Finding THCV in meaningful amounts could be a long road. Unlike CBD and THC, strains high in THCV are few and far between. Most strains found in your local dispensary contain zero to little THCV and definitely not enough of the cannabinoid to make a difference for any of the conditions one might hope to address.
Durban Poison is one of the few strains that does have THCV, and may have upwards of 0.5% — which still isn’t very much. Another strain, Doug’s Varin, is said to contain up to 23% THCV, though the company credited with the strain’s creation, Dougie’s Farm, is mum on its origins since it is believed it was discovered by accident.
However, most strains do not have this cannabinoid at all, which makes bringing the strain to the marketplace impractical for businesses looking to turn a profit. Though, that’s not stopping some companies from dipping their toe in the THCV pool.
In 2019, California-based Flow Kana introduced a limited edition THCV-rich cultivar called Pink Boost Goddess that contains 4.24% THCV. Coming in with a much higher percentage of THCV are two vape pens from company California Cannabinoids, Inc., makers of Doug’s Varin Original and Doug’s Varin Relief, containing approximately 25-30% THCV by weight. The company has also debuted a flower pre-roll with 3% THCV. Then there’s the Stimulate Tablingual from Level, which comes in with four milligrams THCV and one milligram CBD per tablet.
But — buyer beware. If someone tells you their strain is high in THCV and could help you lose weight, proceed with caution.
Strains High in THCV
Though none of these strains could be said to be replete with THCV, if you’d like to give the cannabinoid a try, here are some strains that have more THCV than others.

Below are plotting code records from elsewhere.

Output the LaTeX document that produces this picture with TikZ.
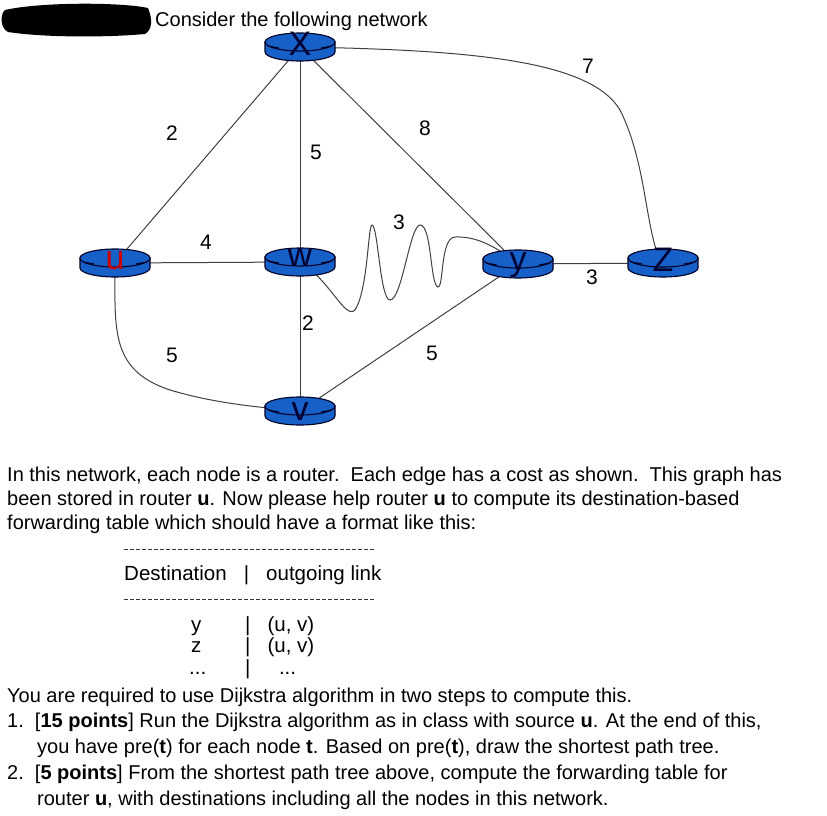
\documentclass[tikz,border=0pt]{standalone}
\usepackage{fontspec}
\setmainfont{Liberation Sans}
\usetikzlibrary{calc}
\begin{document}
\begin{tikzpicture}[x=1pt,y=-1pt,
  edge/.style={draw=black!75,line width=1pt},
  lbl/.style={font=\fontsize{21}{23}\selectfont,inner sep=0pt},
  txt/.style={font=\fontsize{20}{23}\selectfont,anchor=base west,inner sep=0pt},
  tbl/.style={font=\fontsize{20.5}{22}\selectfont,anchor=base west,inner sep=0pt},
  rlab/.style={font=\fontsize{34}{34}\selectfont,inner sep=0pt,text=black!80!blue}]
\useasboundingbox (0,0) rectangle (827,816);
\definecolor{rb}{RGB}{22,96,200}
\newcommand{\router}[1]{%
  \fill[rb,draw=black!85!blue,line width=1.1pt] ($(#1)+(-35,-5)$) -- ($(#1)+(-35,5)$) arc[start angle=180,end angle=0,x radius=35,y radius=9] -- ($(#1)+(35,-5)$) -- cycle;
  \fill[rb,draw=black!85!blue,line width=1.1pt] ($(#1)+(0,-5)$) ellipse[x radius=35,y radius=9];
  \draw[black!85!blue,line width=1.1pt] ($(#1)+(-32,-1)$) -- ($(#1)+(-21,1)$) ($(#1)+(32,-1)$) -- ($(#1)+(21,1)$);
}
\coordinate (px) at (300,47);
\coordinate (pu) at (115,263);
\coordinate (pw) at (300,262);
\coordinate (py) at (518,264);
\coordinate (pz) at (663,263);
\coordinate (pv) at (300,411);
% black blob
\fill[black] (5,10) .. controls (40,2) and (120,2) .. (148,8) .. controls (153,20) and (152,30) .. (145,34) .. controls (100,38) and (40,37) .. (8,32) .. controls (0,28) and (0,14) .. (5,10) -- cycle;
\node[txt] (title) at (155,27) {Consider the following network};
% edges
\draw[edge] (px) -- (pu);
\draw[edge] (px) -- (pw);
\draw[edge] (px) -- (py);
\draw[edge] (px) .. controls (470,50) and (590,60) .. (620,110) .. controls (645,160) and (645,220) .. (658,255);
\draw[edge] (pu) -- (pw);
\draw[edge] (pw) -- (pv);
\draw[edge] (pv) -- (py);
\draw[edge] (py) -- (pz);
\draw[edge] (pu) .. controls (115,330) and (110,370) .. (170,390) .. controls (220,405) and (270,408) .. (pv);
\draw[edge] (pw) .. controls (330,280) and (345,320) .. (355,310) .. controls (368,290) and (368,225) .. (372,225) .. controls (378,225) and (380,300) .. (390,300) .. controls (402,300) and (410,225) .. (420,225) .. controls (432,225) and (430,285) .. (438,287) .. controls (444,287) and (440,238) .. (455,237) .. controls (480,236) and (500,250) .. (py);
% routers
\router{px}\router{pu}\router{pw}\router{py}\router{pz}\router{pv}
\node[rlab] (x) at (300,44) {X};
\node[rlab,text=red!80!black] (u) at (115,261) {u};
\node[rlab] (w) at (300,258) {w};
\node[rlab] (y) at (518,265) {y};
\node[rlab] (z) at (663,260) {Z};
\node[rlab] (v) at (300,412) {v};
% weights
\node[lbl] (l1) at (172,133) {2};
\node[lbl] (l2) at (316,152) {5};
\node[lbl] (l3) at (425,128) {8};
\node[lbl] (l4) at (588,66) {7};
\node[lbl] (l5) at (206,242) {4};
\node[lbl] (l6) at (399,222) {3};
\node[lbl] (l7) at (592,277) {3};
\node[lbl] (l8) at (308,323) {2};
\node[lbl] (l9) at (172,355) {5};
\node[lbl] (l10) at (432,353) {5};
% text
\node[txt] (t1) at (7,481) {In this network, each node is a router.\ \ Each edge has a cost as shown.\ \ This graph has};
\node[txt] (t2) at (7,505) {been stored in router \textbf{u}. Now please help router \textbf{u} to compute its destination-based};
\node[txt] (t3) at (7,529) {forwarding table which should have a format like this:};
\draw[black!80,line width=0.8pt,dash pattern=on 4pt off 2pt] (124,549) -- (374,549);
\node[tbl] (th) at (124,580) {Destination\ \ \ |\ \ \ outgoing link};
\draw[black!80,line width=0.8pt,dash pattern=on 4pt off 2pt] (124,599) -- (374,599);
\node[tbl] (r1a) at (191,631) {y};
\node[tbl] (r1b) at (245,631) {|\ \ \ (u, v)};
\node[tbl] (r2a) at (191,652) {z};
\node[tbl] (r2b) at (245,652) {|\ \ \ (u, v)};
\node[tbl] (r3a) at (189,674) {...};
\node[tbl] (r3b) at (245,674) {|\ \ \ \ \ ...};
\node[txt] (t4) at (7,702) {You are required to use Dijkstra algorithm in two steps to compute this.};
\node[txt] (t5) at (7,727) {1.\ \ [\textbf{15 points}] Run the Dijkstra algorithm as in class with source \textbf{u}. At the end of this,};
\node[txt] (t6) at (37,753) {you have pre(\textbf{t}) for each node \textbf{t}. Based on pre(\textbf{t}), draw the shortest path tree.};
\node[txt] (t7) at (7,779) {2.\ \ [\textbf{5 points}] From the shortest path tree above, compute the forwarding table for};
\node[txt] (t8) at (37,805) {router \textbf{u}, with destinations including all the nodes in this network.};
\end{tikzpicture}
\end{document}
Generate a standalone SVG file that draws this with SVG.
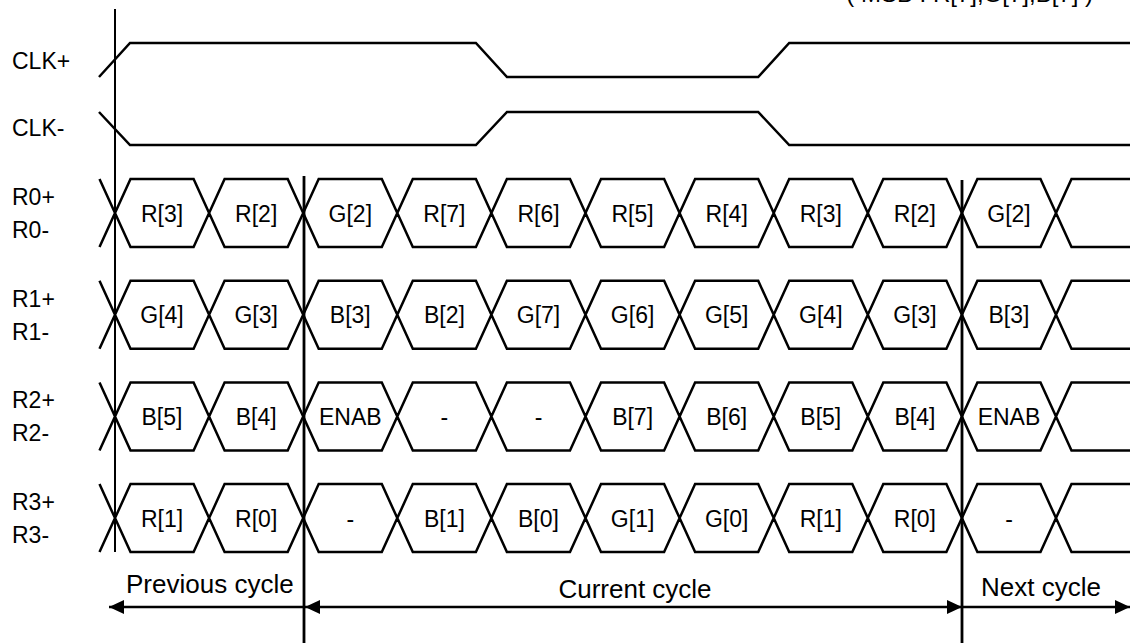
<svg xmlns="http://www.w3.org/2000/svg" width="1130" height="643" viewBox="0 0 1130 643">
<defs>
<style>
text{font-family:"Liberation Sans",Arial,sans-serif;fill:#000}
.lbl{font-size:23px}
.cell{font-size:23px;text-anchor:middle}
.cyc{font-size:26px}
.sig{fill:none;stroke:#000;stroke-width:2.5;stroke-linejoin:miter}
.div{fill:none;stroke:#000;stroke-width:2.8}
.arr{fill:none;stroke:#000;stroke-width:2.5}
</style>
<path id="eye" class="sig" d="M99.5,0 L115,34 L99.5,68
M115,34 L130.5,0 L193.6,0 L209.1,34 L193.6,68 L130.5,68 Z
M209.1,34 L224.6,0 L287.7,0 L303.2,34 L287.7,68 L224.6,68 Z
M303.2,34 L318.7,0 L381.8,0 L397.3,34 L381.8,68 L318.7,68 Z
M397.3,34 L412.8,0 L475.9,0 L491.4,34 L475.9,68 L412.8,68 Z
M491.4,34 L506.9,0 L570,0 L585.5,34 L570,68 L506.9,68 Z
M585.5,34 L601,0 L664.1,0 L679.6,34 L664.1,68 L601,68 Z
M679.6,34 L695.1,0 L758.2,0 L773.7,34 L758.2,68 L695.1,68 Z
M773.7,34 L789.2,0 L852.3,0 L867.8,34 L852.3,68 L789.2,68 Z
M867.8,34 L883.3,0 L946.4,0 L961.9,34 L946.4,68 L883.3,68 Z
M961.9,34 L977.4,0 L1040.5,0 L1056,34 L1040.5,68 L977.4,68 Z
M1130,0 L1071.5,0 L1056,34 L1071.5,68 L1130,68"/>
<marker id="ah" markerWidth="16" markerHeight="14" refX="15" refY="7" orient="auto-start-reverse" markerUnits="userSpaceOnUse">
<path d="M0,0 L15,7 L0,14 Z" fill="#000"/>
</marker>
</defs>
<rect width="1130" height="643" fill="#fff"/>

<text x="1093" y="2" style="font-size:24px" text-anchor="end">( MSB : R[7],G[7],B[7] )</text>

<g id="clkp">
<text class="lbl" x="12" y="69">CLK+</text>
<path class="sig" d="M99,77 L130,43 L475.9,43 L507,77 L758.2,77 L789.2,43 L1130,43"/>
</g>
<g id="clkm">
<text class="lbl" x="12" y="136">CLK-</text>
<path class="sig" d="M99,112 L130,145 L475.9,145 L507,112 L758.2,112 L789.2,145 L1130,145"/>
</g>

<g id="r0" transform="translate(0,179)">
<text class="lbl" x="12" y="26">R0+</text>
<text class="lbl" x="12" y="59">R0-</text>
<use href="#eye"/>
<text class="cell" x="162" y="42.5">R[3]</text>
<text class="cell" x="256.2" y="42.5">R[2]</text>
<text class="cell" x="350.3" y="42.5">G[2]</text>
<text class="cell" x="444.4" y="42.5">R[7]</text>
<text class="cell" x="538.5" y="42.5">R[6]</text>
<text class="cell" x="632.6" y="42.5">R[5]</text>
<text class="cell" x="726.7" y="42.5">R[4]</text>
<text class="cell" x="820.8" y="42.5">R[3]</text>
<text class="cell" x="914.9" y="42.5">R[2]</text>
<text class="cell" x="1009" y="42.5">G[2]</text>
</g>

<g id="r1" transform="translate(0,280.7)">
<text class="lbl" x="12" y="26">R1+</text>
<text class="lbl" x="12" y="59">R1-</text>
<use href="#eye"/>
<text class="cell" x="162" y="42.5">G[4]</text>
<text class="cell" x="256.2" y="42.5">G[3]</text>
<text class="cell" x="350.3" y="42.5">B[3]</text>
<text class="cell" x="444.4" y="42.5">B[2]</text>
<text class="cell" x="538.5" y="42.5">G[7]</text>
<text class="cell" x="632.6" y="42.5">G[6]</text>
<text class="cell" x="726.7" y="42.5">G[5]</text>
<text class="cell" x="820.8" y="42.5">G[4]</text>
<text class="cell" x="914.9" y="42.5">G[3]</text>
<text class="cell" x="1009" y="42.5">B[3]</text>
</g>

<g id="r2" transform="translate(0,382.4)">
<text class="lbl" x="12" y="26">R2+</text>
<text class="lbl" x="12" y="59">R2-</text>
<use href="#eye"/>
<text class="cell" x="162" y="42.5">B[5]</text>
<text class="cell" x="256.2" y="42.5">B[4]</text>
<text class="cell" x="350.3" y="42.5">ENAB</text>
<text class="cell" x="444.4" y="42.5">-</text>
<text class="cell" x="538.5" y="42.5">-</text>
<text class="cell" x="632.6" y="42.5">B[7]</text>
<text class="cell" x="726.7" y="42.5">B[6]</text>
<text class="cell" x="820.8" y="42.5">B[5]</text>
<text class="cell" x="914.9" y="42.5">B[4]</text>
<text class="cell" x="1009" y="42.5">ENAB</text>
</g>

<g id="r3" transform="translate(0,484.1)">
<text class="lbl" x="12" y="26">R3+</text>
<text class="lbl" x="12" y="59">R3-</text>
<use href="#eye"/>
<text class="cell" x="162" y="42.5">R[1]</text>
<text class="cell" x="256.2" y="42.5">R[0]</text>
<text class="cell" x="350.3" y="42.5">-</text>
<text class="cell" x="444.4" y="42.5">B[1]</text>
<text class="cell" x="538.5" y="42.5">B[0]</text>
<text class="cell" x="632.6" y="42.5">G[1]</text>
<text class="cell" x="726.7" y="42.5">G[0]</text>
<text class="cell" x="820.8" y="42.5">R[1]</text>
<text class="cell" x="914.9" y="42.5">R[0]</text>
<text class="cell" x="1009" y="42.5">-</text>
</g>

<g id="connectors">
<line x1="115" y1="9" x2="115" y2="552" stroke="#000" stroke-width="2"/>
<line class="div" x1="304" y1="176" x2="304" y2="643"/>
<line class="div" x1="962" y1="180" x2="962" y2="643"/>
<line class="arr" x1="304" y1="607" x2="109" y2="607" marker-end="url(#ah)"/>
<line class="arr" x1="305" y1="607" x2="962" y2="607" marker-start="url(#ah)" marker-end="url(#ah)"/>
<line class="arr" x1="962" y1="607" x2="1130" y2="607" marker-end="url(#ah)"/>
</g>

<g id="cycles">
<text class="cyc" x="126" y="593">Previous cycle</text>
<text class="cyc" x="635" y="598" text-anchor="middle">Current cycle</text>
<text class="cyc" x="981" y="596">Next cycle</text>
</g>
</svg>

- Durban Poison is a South African sativa with sweet and spicy notes known for its clear-headed effect
- Doug’s Varin is a potent sativa that may help you feel focused, motivated, and creative
- Girl Scout Cookies is a much sought-after hybrid believed to be a crossbreed of Durban Poison and OG Kush
- Sour Willie is a sativa-dominant hybrid with sharp mental and physical effects
- Skunk #1 is another sativa-dominant hybrid that will elevate your mood while providing pain and muscle relief
Though THCV has yet to find a niche in the cannabis marketplace, as the industry continues to grow and legalization expands, it’s only a matter of time until there are more THCV-rich products on dispensary shelves.
Frequently Asked Questions
Does THCV Get You High?
On its own, not very. But remember, you may consume THCV in a strain that could get you very high indeed.
What are the Effects of THCV?
THCV may reduce appetite, act as an analgesic, and help those with type 2 diabetes, among other effects. It bears repeating, research on THCV is in its early stages and there is much more to learn.
How Strong is THCV?
THCV is not thought to be very potent in low to moderate doses. It may have more psychedelic effects in higher doses, but there are very few strains that have a notable amount of THCV.
Is THCV the Same as Delta 8?
Nope. While both may be found at small levels in cannabis, Delta-8 THC is always made by chemically converting CBD or Delta-9 through isomerization. THCV is not created through an isomerization process.